Shane defied lockdown to keep business rolling

Posted on:

An innovative disability-focused manufacturer based in Melbourne has defied the crushing impact of the city-wide lockdown to keep its plant operating, staff employed and its thousands of customers with disabilities supplied with essential equipment.

Push Mobility CEO and entrepreneur Shane Hryhorec, himself a wheelchair user and NDIS participant, says the business he founded in 2013 is continuing to operate as normal, providing products and services for people with disabilities to keep them mobile and independent.

The company manufactures its own wheelchairs, wheelchair accessories and other items as well as adapting third-party products to the specific needs of its customers. 

Push Mobility CEO Shane at work

Right now the company is fully focused on protecting the health of Australia’s 200,000 wheelchair users following new research published by the CSIRO which found the COVID-19 virus can be detected on steel surfaces for up to 30 days.

“Wheelchair users are some of the most vulnerable people to infection as they touch their rims more than a thousand times a day,” Shane says. “In response we decided to come up with a range of water-based hand and wheel rim sanitisers, which don’t crack the skin like the usual alcohol-based products and thus allow infections to get through.

“For wheelchair users, keeping our hands clean is a lifelong challenge and in the current pandemic the challenge is critical.”

Shane, 34, has lived with tetraplegia since breaking his neck in a swimming accident in 2007. He founded Push Mobility based on his own experience getting his first wheelchair, where the only choice and control available was choosing the colour. 

“It was an awful experience and it got me thinking, we need cooler products to make people feel less bad about having a disability rather than the sterile off-the-shelf experience I had,” he says. “You only have to scroll through our website to find products that are fun and bright and cool.

“Where we can’t source or manufacture a product ourselves, we find companies around Australia and around the world who can, and collaborate with them.

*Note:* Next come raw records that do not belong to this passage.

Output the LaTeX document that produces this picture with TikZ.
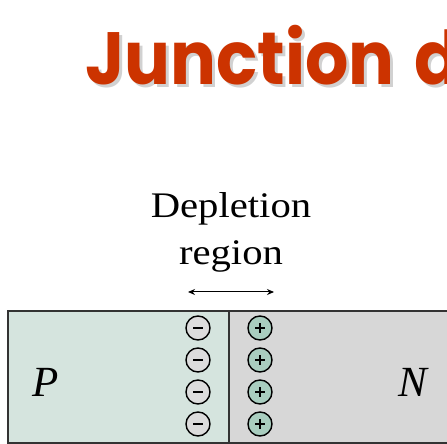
\documentclass[tikz,border=0pt]{standalone}
\usepackage{fontspec}
\setmainfont{Liberation Serif}
\newfontfamily\titlefont{Poppins}
\usetikzlibrary{arrows.meta}
\definecolor{titlered}{HTML}{CC3300}
\definecolor{pfill}{HTML}{D5E4DE}
\definecolor{nfill}{HTML}{D7D7D7}
\definecolor{plusfill}{HTML}{A9CDBF}
\definecolor{minusfill}{HTML}{DCDCDC}
\definecolor{edge}{HTML}{333333}
\tikzset{
  titletext/.style={anchor=base west, inner sep=0pt, xscale=0.92, font=\titlefont\bfseries\fontsize{74}{74}\selectfont},
  deptext/.style={font=\fontsize{36}{36}\selectfont, inner sep=0pt, anchor=base, xscale=1.13},
  charge/.style={circle, draw=black, line width=1.4pt, minimum size=24pt, inner sep=0pt},
  negcharge/.style={charge, fill=minusfill},
  poscharge/.style={charge, fill=plusfill},
  sign/.style={line width=1.6pt},
  lbl/.style={font=\fontsize{43}{43}\selectfont\itshape, inner sep=0pt},
}
\begin{document}
\begin{tikzpicture}[x=1pt,y=1pt]
\useasboundingbox (0,0) rectangle (447,444);
\fill[white] (0,0) rectangle (447,444);
% title
\begin{scope}
\clip (0,0) rectangle (447,444);
\node (shadow) [titletext, text=black!18] at (88,356) {Junction\hspace{6pt} d};
\node (title) [titletext, text=titlered] at (85,359) {Junction\hspace{6pt} d};
\end{scope}
% depletion label
\node (dep1) [deptext] at (231,226) {Depletion};
\node (dep2) [deptext] at (231,179) {region};
\coordinate (al) at (188,152);
\coordinate (ar) at (274,152);
\draw[{Stealth[length=7pt,width=6pt]}-{Stealth[length=7pt,width=6pt]}, line width=1pt] (al) -- (ar);
% regions
\fill[pfill] (8,1) rectangle (229,133);
\fill[nfill] (229,1) rectangle (447,133);
\draw[edge, line width=1.6pt] (447,133) -- (8,133) -- (8,1) -- (447,1);
\draw[edge, line width=1.6pt] (229,1) -- (229,133);
\node (P) [lbl] at (46,62) {P};
\node (N) [lbl] at (413,62) {N};
% charges
\foreach \k/\yy in {1/116,2/84,3/52,4/20}{
  \node (m\k) [negcharge] at (198,\yy) {};
  \draw[sign] ([xshift=-5pt]m\k.center) -- ([xshift=5pt]m\k.center);
  \node (p\k) [poscharge] at (260,\yy) {};
  \draw[sign] ([xshift=-5pt]p\k.center) -- ([xshift=5pt]p\k.center);
  \draw[sign] ([yshift=-5pt]p\k.center) -- ([yshift=5pt]p\k.center);
}
\end{tikzpicture}
\end{document}
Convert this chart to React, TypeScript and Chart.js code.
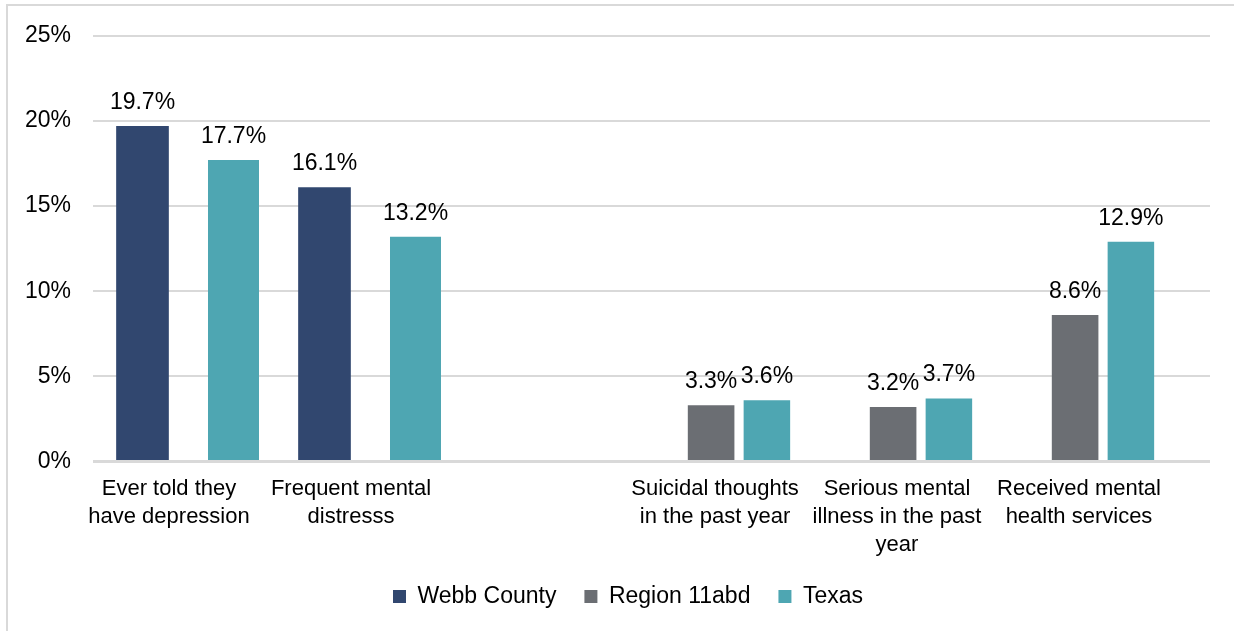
import React, { useEffect, useRef } from "react";
import { Chart, registerables } from "chart.js";

Chart.register(...registerables);

// ---- data ----
const categories: string[][] = [
  ["Ever told they", "have depression"],
  ["Frequent mental", "distresss"],
  [""],
  ["Suicidal thoughts", "in the past year"],
  ["Serious mental", "illness in the past", "year"],
  ["Received mental", "health services"],
];
const seriesNames = ["Webb County", "Region 11abd", "Texas"];
const webbCounty: (number | null)[] = [19.7, 16.1, null, null, null, null];
const region11abd: (number | null)[] = [null, null, null, 3.3, 3.2, 8.6];
const texas: (number | null)[] = [17.7, 13.2, null, 3.6, 3.7, 12.9];
const yMin = 0;
const yMax = 25;
const yStep = 5;

// ---- styles ----
const FONT = '"Liberation Sans", Arial, Helvetica, sans-serif';
const NAVY = "#31476F";
const GRAY = "#6B6E73";
const TEAL = "#4EA6B2";
const GRID = "#D9D9D9";

// Texas is drawn as two datasets so each group can use its own spacing
const texasBesideWebb = texas.map((v, i) => (webbCounty[i] != null ? v : null));
const texasBesideRegion = texas.map((v, i) => (region11abd[i] != null ? v : null));

const compressX = {
  id: "compressX",
  afterLayout(chart: any) {
    const s = chart.scales.x;
    const a = chart.chartArea;
    s._startPixel = a.left + 7;
    s._endPixel = a.right - 18;
    s._length = s._endPixel - s._startPixel;
  },
};

const valueLabels = {
  id: "valueLabels",
  afterDatasetsDraw(chart: any) {
    const ctx = chart.ctx;
    ctx.save();
    ctx.font = `23px ${FONT}`;
    ctx.fillStyle = "#000";
    ctx.textAlign = "center";
    ctx.textBaseline = "alphabetic";
    chart.data.datasets.forEach((ds: any, di: number) => {
      const meta = chart.getDatasetMeta(di);
      meta.data.forEach((el: any, i: number) => {
        const v = ds.data[i];
        if (v == null) return;
        ctx.fillText(`${v.toFixed(1)}%`, el.x, el.y - 17);
      });
    });
    ctx.restore();
  },
};

export default function App() {
  const ref = useRef<HTMLCanvasElement>(null);

  useEffect(() => {
    const chart = new Chart(ref.current as HTMLCanvasElement, {
      type: "bar",
      data: {
        labels: categories,
        datasets: [
          {
            label: seriesNames[0],
            data: webbCounty,
            backgroundColor: NAVY,
            borderWidth: 0,
            skipNull: true,
            categoryPercentage: 1.066,
            barPercentage: 0.543,
          },
          {
            label: seriesNames[1],
            data: region11abd,
            backgroundColor: GRAY,
            borderWidth: 0,
            skipNull: true,
            categoryPercentage: 0.569,
            barPercentage: 0.9,
          },
          {
            label: seriesNames[2],
            data: texasBesideWebb,
            backgroundColor: TEAL,
            borderWidth: 0,
            skipNull: true,
            categoryPercentage: 0.934,
            barPercentage: 0.6,
          },
          {
            label: seriesNames[2],
            data: texasBesideRegion,
            backgroundColor: TEAL,
            borderWidth: 0,
            skipNull: true,
            categoryPercentage: 0.657,
            barPercentage: 0.778,
          },
        ] as any,
      },
      options: {
        animation: false,
        responsive: true,
        maintainAspectRatio: false,
        devicePixelRatio: 1,
        layout: { padding: { top: 34, left: 22, right: 0, bottom: 13 } },
        plugins: {
          tooltip: { enabled: false },
          title: { display: false },
          legend: {
            position: "bottom",
            labels: {
              font: { size: 23, family: FONT },
              color: "#000",
              boxWidth: 13,
              boxHeight: 13,
              padding: 28,
              filter: (item: any) => item.datasetIndex !== 3,
            },
          },
        },
        scales: {
          x: {
            afterFit: (s: any) => {
              s.height = 95.5;
            },
            grid: { display: false, drawTicks: false },
            border: { display: false },
            ticks: {
              font: { size: 22, family: FONT, lineHeight: 1.273 },
              color: "#000",
              padding: 13.5,
              labelOffset: -22,
              autoSkip: false,
              maxRotation: 0,
              minRotation: 0,
            },
          },
          y: {
            min: yMin,
            max: yMax,
            afterFit: (s: any) => {
              s.width = 71;
            },
            ticks: {
              stepSize: yStep,
              font: { size: 23, family: FONT },
              color: "#000",
              padding: 22,
              callback: (v: any) => `${v}%`,
            },
            grid: {
              color: GRID,
              lineWidth: (c: any) => (c.tick && c.tick.value === 0 ? 3 : 2),
              drawTicks: false,
            },
            border: { display: false },
          },
          yRight: {
            position: "right",
            display: true,
            afterFit: (s: any) => {
              s.width = 24;
            },
            grid: { display: false, drawTicks: false },
            border: { display: false },
            ticks: { display: false },
          },
        },
      } as any,
      plugins: [compressX, valueLabels],
    });
    return () => chart.destroy();
  }, []);

  return (
    <div style={{ position: "absolute", left: 0, top: 0, width: 1234, height: 631, background: "#fff" }}>
      <div
        style={{
          position: "absolute",
          left: 6,
          top: 4,
          width: 1228,
          height: 627,
          boxSizing: "border-box",
          borderLeft: `2px solid ${GRID}`,
          borderTop: `2px solid ${GRID}`,
        }}
      />
      <div style={{ position: "absolute", left: 0, top: 0, width: 1234, height: 631 }}>
        <canvas ref={ref} />
      </div>
    </div>
  );
}
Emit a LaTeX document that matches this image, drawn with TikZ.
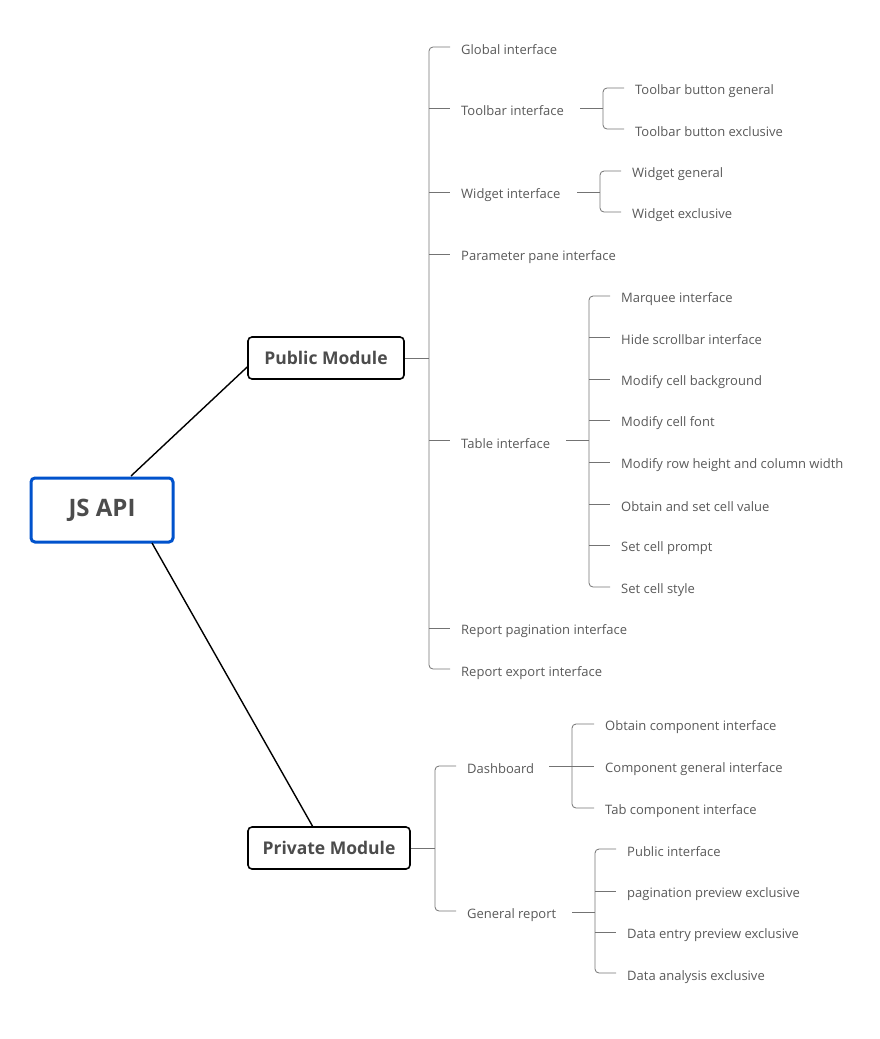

So a customer will come in and want a wheelchair and then we’ll work with 10 different companies to create the best solution specifically for that individual.”

Push Mobility sells from its factory and warehouse in Abbotsford, Melbourne, from a showroom in Queensland and via its online store, as well as through dealer networks. Most of his staff either have disabilities themselves or family members with disabilities, a key asset when working with clients.

The company was one of the very first assistive technology companies in Australia to sign up as a registered NDIS service provider at the dawn of the Scheme in 2013.

Shane says his own experience of the NDIS has been “fantastic, beyond phenomenal”. He uses his plan to fund a range of AT and other personal supports, including occupational therapy provided by Solve Disability Solutions.

“To witness the evolution of the Scheme and the way it’s improved over time has been amazing,” he says. “For companies like ours, the amount of funding available for participants to spend in the marketplace allows us to invest in R&D in a way we never could have before.”